Kate Ritchie wasn’t sure if she should do this interview. She wasn’t even sure if she should go on Anh’s Brush With Fame, and had to “toss it around” in her head for a while.
It’s not that Kate doesn’t want to talk about Sally Fletcher, the Home And Away character she played for 20 years from the age of eight. It’s just that she worries about what people think.
“I sometimes worry that people think I continue to revisit this part of my life unnecessarily,” she says.
“But I want to assure everyone that the only reason I continue to answer questions about it is because I’m being asked them.”
Kate, 42, is speaking to TV WEEK from Nova FM, just before she goes on air to do the drive show with Joel Creasey and Tim Blackwell.
Even though it’s been 13 years since she quit the role of Sally, and she’s forged a successful new career in radio, there are – and probably always will be – questions for her about H&A.
For one thing, people want to know what it was like to kiss Heath Ledger when he guest-starred as bad boy Scott Irwin in 1997.
Talking to Anh Do about it, Kate admits she did a few takes of the kissing scenes, “probably unnecessarily”.

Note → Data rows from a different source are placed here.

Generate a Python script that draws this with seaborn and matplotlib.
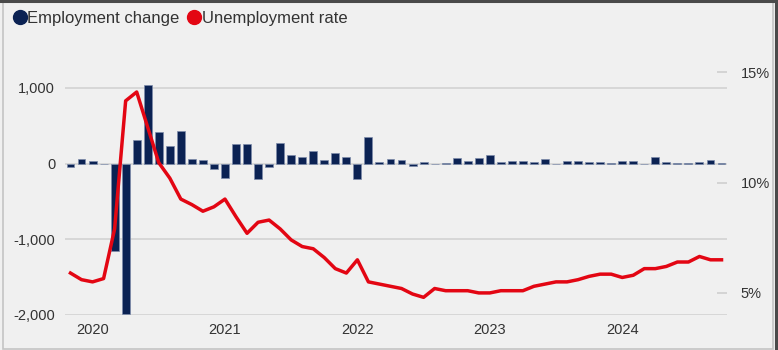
import matplotlib.pyplot as plt
import numpy as np
import pandas as pd
import seaborn as sns
from matplotlib.lines import Line2D
from matplotlib.patches import Rectangle

# Monthly data, Nov 2019 - Oct 2024
months = pd.date_range('2019-11-01', '2024-10-01', freq='MS').strftime('%Y-%m').tolist()

# Employment change (thousands)
employment_change = [
    -45, 65, 30, -10, -1150, -1990, 310, 1040, 420, 230, 435, 65, 45, -65,
    -190, 260, 262, -200, -45, 270, 120, 90, 160, 50, 145, 90,
    -210, 345, 20, 55, 45, -30, 25, -8, 5, 75, 30, 70,
    110, 15, 35, 35, 15, 55, -5, 40, 40, 15, 15, 12,
    35, 35, -3, 90, 20, 5, 5, 25, 45, 10,
]

# Unemployment rate (%)
unemployment_rate = [
    5.9, 5.6, 5.5, 5.65, 7.9, 13.7, 14.1, 12.5, 10.9, 10.2, 9.25, 9.0, 8.7, 8.9,
    9.25, 8.45, 7.7, 8.2, 8.3, 7.9, 7.4, 7.1, 7.0, 6.6, 6.1, 5.9,
    6.5, 5.5, 5.4, 5.3, 5.2, 4.95, 4.8, 5.2, 5.1, 5.1, 5.1, 5.0,
    5.0, 5.1, 5.1, 5.1, 5.3, 5.4, 5.5, 5.5, 5.6, 5.75, 5.85, 5.85,
    5.7, 5.8, 6.1, 6.1, 6.2, 6.4, 6.4, 6.65, 6.5, 6.5,
]

year_labels = ['2020', '2021', '2022', '2023', '2024']
left_ticks = [-2000, -1000, 0, 1000]
right_ticks = [5, 10, 15]

navy = '#0b2253'
red = '#e30613'
bg = '#f0f0f0'
text_color = '#333333'

plt.rcParams['font.family'] = ['Liberation Sans', 'DejaVu Sans']

fig = plt.figure(figsize=(7.78, 3.5), dpi=100, facecolor=bg)
ax = fig.add_axes([0.0835, 0.1, 0.851, 0.757])
ax.set_facecolor(bg)

# Bars: employment change
sns.barplot(x=months, y=employment_change, ax=ax, color=navy, saturation=1,
            width=0.72, edgecolor='#7d8cab', linewidth=0.5, zorder=2)

# Line: unemployment rate on right axis
ax2 = ax.twinx()
sns.lineplot(x=np.arange(len(months)), y=unemployment_rate, ax=ax2,
             color=red, linewidth=2.5, zorder=3)

for a in (ax, ax2):
    a.set_xlim(-0.5, len(months) - 0.5)
    for s in a.spines.values():
        s.set_visible(False)
    a.set_xlabel('')
    a.set_ylabel('')

ax.set_ylim(-2000, 1500)
ax.set_yticks(left_ticks)
ax.set_yticklabels([f'{v:,}' for v in left_ticks])
ax.grid(axis='y', color='#d2d2d2', linewidth=1.2, zorder=0)
ax.set_axisbelow(True)
ax.tick_params(axis='y', length=0, pad=7, labelsize=10.5, labelcolor=text_color)

jan_pos = [months.index(y + '-01') for y in year_labels]
ax.set_xticks(jan_pos)
ax.set_xticklabels(year_labels)
ax.tick_params(axis='x', length=0, pad=6, labelsize=10.5, labelcolor=text_color)

ax2.set_ylim(4, 16)
ax2.set_yticks(right_ticks)
ax2.set_yticklabels([f'{v}%' for v in right_ticks])
ax2.tick_params(axis='y', direction='in', length=7, width=1.2, color='#cfcfcf',
                pad=10, labelsize=10.5, labelcolor=text_color)
ax2.grid(False)

# Legend
handles = [
    Line2D([], [], marker='o', linestyle='none', markersize=10, color=navy),
    Line2D([], [], marker='o', linestyle='none', markersize=10, color=red),
]
fig.legend(handles, ['Employment change', 'Unemployment rate'], loc='center left',
           bbox_to_anchor=(0.008, 0.947), ncol=2, frameon=False, fontsize=12,
           handlelength=0.8, handletextpad=0.05, columnspacing=0.5,
           labelcolor=text_color, borderaxespad=0)

# Window-like frame
fig.add_artist(Rectangle((0.004, 0.004), 0.99, 0.99, transform=fig.transFigure,
                         fill=False, edgecolor='#c4c4c4', linewidth=1.2))
fig.add_artist(Line2D([0, 1], [0.997, 0.997], transform=fig.transFigure,
                      color='#4a4a4a', linewidth=2.2))
fig.add_artist(Line2D([0.998, 0.998], [0, 1], transform=fig.transFigure,
                      color='#4a4a4a', linewidth=2.2))

fig.savefig('out.png', dpi=100, facecolor=bg)
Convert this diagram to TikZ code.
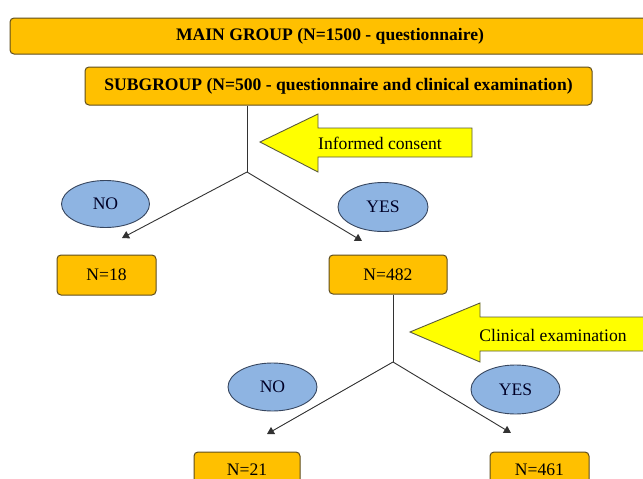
\documentclass[tikz,border=0pt]{standalone}
\usepackage{fontspec}
\setmainfont{Liberation Serif}
\usetikzlibrary{arrows.meta,shapes.geometric}
\definecolor{boxorange}{RGB}{255,192,0}
\definecolor{boxline}{RGB}{95,78,30}
\definecolor{ellblue}{RGB}{142,180,226}
\definecolor{ellline}{RGB}{55,70,95}
\definecolor{arrowyellow}{RGB}{255,255,0}
\definecolor{arrowline}{RGB}{90,90,60}
\definecolor{connline}{RGB}{50,50,50}
\tikzset{
  obox/.style={draw=boxline, fill=boxorange, rounded corners=4pt, line width=1pt, inner sep=0pt, font=\fontsize{17.6}{20}\selectfont},
  oval/.style={ellipse, draw=ellline, fill=ellblue, line width=0.9pt, inner sep=0pt, font=\fontsize{17.6}{20}\selectfont, text=black!85!blue},
  conn/.style={draw=connline, line width=0.9pt},
  arr/.style={conn, -{Triangle[length=7pt,width=8pt]}},
  bigarrow/.style={draw=arrowline, fill=arrowyellow, line width=0.9pt},
  lbl/.style={font=\fontsize{17.6}{20}\selectfont, inner sep=0pt}
}
\begin{document}
\begin{tikzpicture}[x=1pt,y=-1pt]
\useasboundingbox (0,0) rectangle (643,479);
\clip (0,0) rectangle (643,479);
\fill[white] (0,0) rectangle (643,479);

% boxes
\node[obox, minimum width=640pt, minimum height=36pt] (main) at (330,36) {\textbf{MAIN GROUP (N=1500 - questionnaire)}};
\node[obox, minimum width=507pt, minimum height=38pt] (sub) at (338.5,86) {\textbf{SUBGROUP (N=500 - questionnaire and clinical examination)}};
\node[obox, minimum width=99pt, minimum height=40pt] (n18) at (106.5,275) {N=18};
\node[obox, minimum width=118pt, minimum height=39pt] (n482) at (388,274.5) {N=482};
\node[obox, minimum width=106pt, minimum height=36pt] (n21) at (247,470) {N=21};
\node[obox, minimum width=99pt, minimum height=36pt] (n461) at (539.5,470) {N=461};

% ellipses
\node[oval, minimum width=88pt, minimum height=47pt] (no1) at (105.5,204) {NO};
\node[oval, minimum width=90pt, minimum height=49pt] (yes1) at (383,207) {YES};
\node[oval, minimum width=89pt, minimum height=48pt] (no2) at (272.5,387) {NO};
\node[oval, minimum width=89pt, minimum height=49pt] (yes2) at (515.5,389.5) {YES};

% big arrows
\draw[bigarrow] (260,142) -- (318,114) -- (318,128) -- (472,128) -- (472,157) -- (318,157) -- (318,172) -- cycle;
\node[lbl] (ic) at (380,143) {Informed consent};
\draw[bigarrow] (410,332) -- (480,303) -- (480,317) -- (660,317) -- (660,351) -- (480,351) -- (480,362) -- cycle;
\node[lbl] (ce) at (553,335) {Clinical examination};

% connectors
\coordinate (j1) at (247,172);
\coordinate (t1) at (122,238);
\coordinate (t2) at (362,241);
\draw[conn] (sub.south -| j1) -- (j1);
\draw[arr] (j1) -- (t1);
\draw[arr] (j1) -- (t2);

\coordinate (j2) at (393,362);
\coordinate (t3) at (267,434);
\coordinate (t4) at (511,433);
\draw[conn] (n482.south -| j2) -- (j2);
\draw[arr] (j2) -- (t3);
\draw[arr] (j2) -- (t4);
\end{tikzpicture}
\end{document}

Then there was the memorable episode where Sally got her first bra – which was, basically, Kate getting her first bra and sharing it with the nation.
“I don’t think I recognised how intrusive that probably was upon a young girl at the time, because that’s just the way that it was and it was a storyline,” she tells TV WEEK.
“When you think about it, maybe it’s not OK for a 12-year-old to have to share that.
“Don’t get me wrong, I wouldn’t change any of my journey. But yeah, it was challenging in some ways.”
When Kate finally made the decision to leave H&A – her final scenes were in 2008 – it was a difficult time for her.
“It really did feel like the loss of a big part of who I was,” she says. “It took me a long time to adjust to that.”
Despite having won two TV WEEK Gold Logie Awards – in 2007 and 2008 – Kate wondered if people only felt something for her because they liked Sally.
She had therapy to help her through it.
“That was what I needed at that point,” she explains.
In radio, Kate found herself without a script, having to think about what she thought rather than saying what a scriptwriter thought.
She says that was a “really good exercise” for her.
“I certainly did find my voice on the radio,” she says. “And I feel like I’ve certainly done that now – probably too much at times!”
As good as radio has been for her, Kate hasn’t left TV forever. In fact, she’s planning a return very soon.
“I’d like to think that in the next 12 months I’ll be back on television, doing what I love. It’s not that I don’t love what I do here, but I have a real emotional attachment even just to being on a set. So if the right thing were to come along, I’d definitely jump on board.”
As for the sort of role she’d like, Kate says it comes down to “what feels right”.
“Sometimes you catch me on a good day and I might say yes to something I’d usually say no to,” she explains.
“The boys give me a bit of a hard time on air about the fact that I was singing at the top of my lungs on It Takes Two [the celebrity singing competition, in 2006] and I look back and think, ‘My goodness – why did I ever say yes to that?'”
Kate is even planning to start going to the annual TV WEEK Logie Awards again.
“I think the time will be right when I have something I can share with people,” she says.
“Hopefully, that will be one day soon.”
The question is, who will she bring with her on the night?
Will it be six-year-old Mae, her daughter with former NRL player Stuart Webb?
“I don’t know!” she says with a laugh. “I’d be so disheartened if I asked her to go as my plus-one and she politely declined because she wanted to play on her iPad or watch The Octonauts or something! But I’m sure there’ll be a year down the track that she’s not too cool to be on Mummy’s arm.”
Mae might not be old enough to go to the Logies just yet, but she does love dancing with her mum. It takes Kate back to her childhood.
“That’s her version of Young Talent Time these days, dancing around to a few video clips, although you have to censor them pretty strictly!”
Even though Kate has mixed feelings about doing interviews about H&A, she loves talking about the show to fans who come up for a chat.
“It’s lovely when you talk to people and their eyes light up,” she says. “It’d be like me running into the members of the Young Talent Time team.
“The nice thing is that you were part of people’s childhood, or even their adulthood, or the half an hour a day where they got to sit on the couch and cuddle their kids and watch something on the telly.”